Sat. iii. 13). Macrobius also records a story of his instituting an
action of damages against a person who had jostled him while walking in this elaborate dress,
and had ruffled his toga when he was about to appear in public with his drapery adjusted
according to his favourite arrangement.
Hortensius stood, for thirteen years, at the head of the Roman bar; and being, in
consequence, engaged during that long period on one side or other in every case of
importance, he soon amassed an enormous fortune. He lived, too, with a magnificence
corresponding to his wealth. His house at Rome formed the nucleus of the imperial palace,
which was enlarged from the time of Augustus to that of Nero, till it nearly covered the
whole Palatine Mount and branched over other hills. (See
Palatium.) Besides his mansion in Rome, he possessed villas at Tusculum, Bauli, and
Laurentum, where he was accustomed to give the most elegant and elaborate entertainments. His
olive plantations he is said to have regularly moistened with wine; and, on one occasion,
during the hearing of an important case in which he was engaged with Cicero, he begged the
latter to change with him the previously arranged order of pleading, as he was obliged to go
to the country to pour wine on a favourite plane-tree, which grew near his Tusculan villa
(Macrob.
Sat. iii. 13). Notwithstanding this profusion, his heir found no less
than 10,000 casks of wine in his cellar after his death (Pliny ,
Pliny H. N. xiv. 14).
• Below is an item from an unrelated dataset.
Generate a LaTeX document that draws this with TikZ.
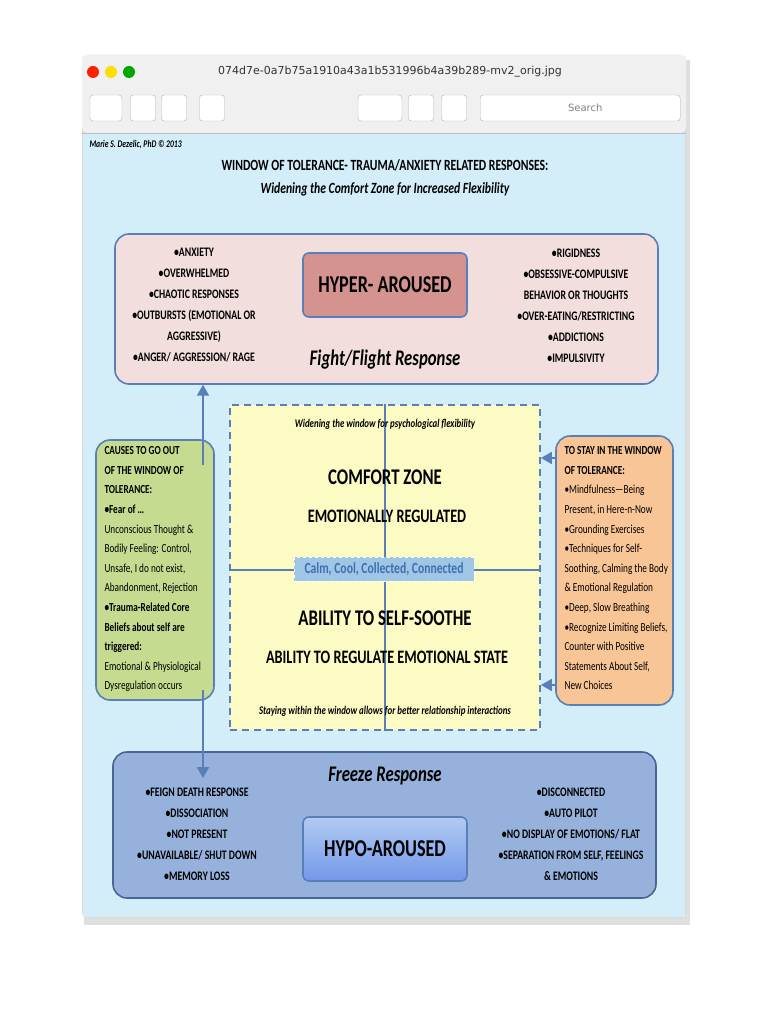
\documentclass[tikz,border=0pt]{standalone}
\usepackage{fontspec}
\setmainfont{Carlito}
\newfontfamily\narrow{Carlito}[FakeStretch=0.75]
\usetikzlibrary{arrows,shapes,positioning}
\definecolor{frameblue}{HTML}{5A7FB8}
\definecolor{skybg}{HTML}{D3EEF8}
\definecolor{hyperbg}{HTML}{F1DEDD}
\definecolor{hyperkey}{HTML}{D4938F}
\definecolor{hypobg}{HTML}{96B2DC}
\definecolor{hypokey}{HTML}{7FA8E8}
\definecolor{zonebg}{HTML}{FDFBC4}
\definecolor{greenbg}{HTML}{C4DB90}
\definecolor{orangebg}{HTML}{F8C597}
\definecolor{calmbg}{HTML}{9FC6E4}
\definecolor{calmtxt}{HTML}{3F6FB3}
\tikzset{
  panel/.style={draw=frameblue, line width=1.6pt, rounded corners=14pt},
  keybox/.style={draw=frameblue, line width=1.6pt, rounded corners=6pt, minimum width=164pt, minimum height=64pt, font=\narrow\bfseries\fontsize{24.2}{26}\selectfont},
  lst/.style={align=center, font=\narrow\bfseries\fontsize{13}{21}\selectfont},
  side/.style={align=left, font=\narrow\fontsize{12.3}{19.6}\selectfont, anchor=north west},
  big/.style={font=\narrow\bfseries\fontsize{22.4}{23}\selectfont},
  mid/.style={font=\narrow\bfseries\fontsize{19}{20}\selectfont},
  resp/.style={font=\narrow\bfseries\itshape\fontsize{22.3}{23}\selectfont},
  note/.style={font=\narrow\bfseries\itshape\fontsize{11.8}{12}\selectfont},
  flow/.style={draw=frameblue, line width=2pt, -triangle 60},
  btn/.style={draw=gray!60, fill=white, rounded corners=3pt, minimum width=25pt, minimum height=26pt}
}
\begin{document}
\begin{tikzpicture}[x=1pt, y=-1pt]
  \useasboundingbox (0,0) rectangle (768,1024);
  \fill[white] (0,0) rectangle (768,1024);
  % window
  \fill[gray!25] (84,60) rectangle (690,925);
  \fill[gray!30, rounded corners=5pt] (82,55) rectangle (686,918);
  \fill[gray!12, rounded corners=5pt] (82,55) rectangle (686,133);
  \fill[skybg] (83,133) rectangle (685,917);
  \draw[gray!50] (82,133) -- (686,133);
  \fill[red!75!orange] (93,72) circle (6);
  \fill[yellow!80!orange] (111,72) circle (6);
  \fill[green!65!black] (129,72) circle (6);
  \node (fname) at (390,72) {\fontspec{DejaVu Sans}\fontsize{11}{12}\selectfont\color{gray!40!black}074d7e-0a7b75a1910a43a1b531996b4a39b289-mv2\_orig.jpg};
  \node[btn, minimum width=32pt] (bside) at (106,108) {};
  \node[btn] (bzoomout) at (143,108) {};
  \node[btn] (bzoomin) at (174,108) {};
  \node[btn] (bshare) at (212,108) {};
  \node[btn, minimum width=44pt] (bpen) at (380,108) {};
  \node[btn] (brot) at (421,108) {};
  \node[btn] (bmark) at (454,108) {};
  \node[btn, minimum width=200pt, anchor=west] (bsearch) at (480,108) {\fontspec{DejaVu Sans}\fontsize{10}{12}\selectfont\color{gray}\hspace{10pt}Search\hfill};
  % heading
  \node[anchor=west, font=\narrow\bfseries\itshape\fontsize{10.2}{11}\selectfont] (author) at (86,145) {Marie S. Dezelic, PhD © 2013};
  \node[font=\narrow\bfseries\fontsize{15.6}{16}\selectfont] (title) at (385,165) {WINDOW OF TOLERANCE- TRAUMA/ANXIETY RELATED RESPONSES:};
  \node[font=\narrow\bfseries\itshape\fontsize{15.6}{16}\selectfont] (subtitle) at (385,189) {Widening the Comfort Zone for Increased Flexibility};
  % hyper
  \node[panel, fill=hyperbg, minimum width=543pt, minimum height=150pt] (hyper) at (386.5,309) {};
  \node[keybox, fill=hyperkey] (hyperkey) at (385,285) {HYPER- AROUSED};
  \node[lst, anchor=north] (hyperL) at (194,245) {•ANXIETY\\•OVERWHELMED\\•CHAOTIC RESPONSES\\•OUTBURSTS (EMOTIONAL OR\\AGGRESSIVE)\\•ANGER/ AGGRESSION/ RAGE};
  \node[lst, anchor=north] (hyperR) at (576,245) {•RIGIDNESS\\•OBSESSIVE-COMPULSIVE\\BEHAVIOR OR THOUGHTS\\•OVER-EATING/RESTRICTING\\•ADDICTIONS\\•IMPULSIVITY};
  \node[resp] (fight) at (385,360) {Fight/Flight Response};
  % hypo
  \node[panel, fill=hypobg, draw=frameblue!80!black, minimum width=543pt, minimum height=146pt] (hypo) at (384.5,825) {};
  \node[resp] (freeze) at (385,776) {Freeze Response};
  \node[keybox, top color=hypokey!60, bottom color=hypokey!90!blue] (hypokey) at (385,849) {HYPO-AROUSED};
  \node[lst, anchor=north] (hypoL) at (197,784) {•FEIGN DEATH RESPONSE\\•DISSOCIATION\\•NOT PRESENT\\•UNAVAILABLE/ SHUT DOWN\\•MEMORY LOSS};
  \node[lst, anchor=north] (hypoR) at (571,784) {•DISCONNECTED\\•AUTO PILOT\\•NO DISPLAY OF EMOTIONS/ FLAT\\•SEPARATION FROM SELF, FEELINGS\\\& EMOTIONS};
  % comfort zone
  \node[draw=frameblue, fill=zonebg, line width=2pt, dash pattern=on 7pt off 5pt, minimum width=310pt, minimum height=325pt] (zone) at (385,567.5) {};
  \draw[frameblue, line width=1.2pt] (zone.north) -- (zone.south);
  \draw[frameblue, line width=1.2pt] (zone.west |- 0,570) -- (zone.east |- 0,570);
  \node[fill=calmbg, draw=white, dashed, minimum width=180pt, minimum height=24pt, text=calmtxt, font=\narrow\bfseries\fontsize{15.5}{16}\selectfont] (calm) at (384,569) {Calm, Cool, Collected, Connected};
  \node[note] (widen) at (385,424) {Widening the window for psychological flexibility};
  \node[big] (comfort) at (385,477) {COMFORT ZONE};
  \node[mid] (regulated) at (387,516) {EMOTIONALLY REGULATED};
  \node[big] (soothe) at (385,618) {ABILITY TO SELF-SOOTHE};
  \node[mid] (regulate) at (387,657) {ABILITY TO REGULATE EMOTIONAL STATE};
  \node[note] (staying) at (385,711) {Staying within the window allows for better relationship interactions};
  % side panels
  \node[panel, fill=greenbg, minimum width=118pt, minimum height=260pt] (causes) at (155,570) {};
  \node[side] (causesT) at (101,443) {\textbf{CAUSES TO GO OUT}\\\textbf{OF THE WINDOW OF}\\\textbf{TOLERANCE:}\\\textbf{•Fear of …}\\Unconscious Thought \&\\Bodily Feeling: Control,\\Unsafe, I do not exist,\\Abandonment, Rejection\\\textbf{•Trauma-Related Core}\\\textbf{Beliefs about self are}\\\textbf{triggered:}\\Emotional \& Physiological\\Dysregulation occurs};
  \node[panel, fill=orangebg, minimum width=117pt, minimum height=269pt] (stay) at (614.5,570.5) {};
  \node[side] (stayT) at (561,443) {\textbf{TO STAY IN THE WINDOW}\\\textbf{OF TOLERANCE:}\\•Mindfulness—Being\\Present, in Here-n-Now\\•Grounding Exercises\\•Techniques for Self-\\Soothing, Calming the Body\\\& Emotional Regulation\\•Deep, Slow Breathing\\•Recognize Limiting Beliefs,\\Counter with Positive\\Statements About Self,\\New Choices};
  % connectors
  \coordinate (upfoot) at (203,465);
  \coordinate (downfoot) at (203,690);
  \draw[flow] (upfoot) -- (upfoot |- hyper.south);
  \draw[flow] (downfoot) -- (203,778);
  \draw[flow] (stay.west |- 0,458) -- (zone.east |- 0,458);
  \draw[flow] (stay.west |- 0,685) -- (zone.east |- 0,685);
\end{tikzpicture}
\end{document}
Besides his taste for wine and fondness for
plantations, he indulged in a passion for pictures and fish-ponds. At his Tusculan villa he
built a hall for the reception of a painting of the expedition of the Argonauts, by the
painter Cydias , which cost the sum of 144,000 sesterces. At his country-seat near Bauli, on
the sea-shore, he vied with Lucullus and Philippus in the extent of his fish-ponds, which
were constructed at an immense cost, and so formed that the tide flowed into them
(Varr.
R. R. iii. 3); yet such was his reluctance to diminish the supply that
when he gave entertainments at Bauli he generally sent to the neighbouring town of Puteoli to
buy the fish; and Varro declares that a friend could more easily get his chariot-mules out of
his stable than a mullet from his ponds. He was more anxious about the welfare of his fish
than the health of his slaves, and less solicitous that a sick servant might not take what
was unfit for him than that his fish might not drink water which was unwholesome. It is even
said (Pliny ,
Pliny H. N. ix. 55) that he was
so passionately fond of a particular lamprey as to shed tears for its untimely death. At his
Laurentan villa, Hortensius had a wooded park of fifty acres encompassed with a wall. This
enclosure he called a nursery of wild beasts, all of which came for their food at a certain
hour on the blowing of a horn. See Forsyth,
Hortensius (London,
1879).
2.
Son of the preceding, called also
Hortălus, a dissipated person who fought on Caesar's side in the Civil War.
In B.C. 44, after Caesar's death, he joined Brutus and put to death C. Antonius, brother of
the triumvir. After the battle of Philippi, Hortalus was himself taken and slain.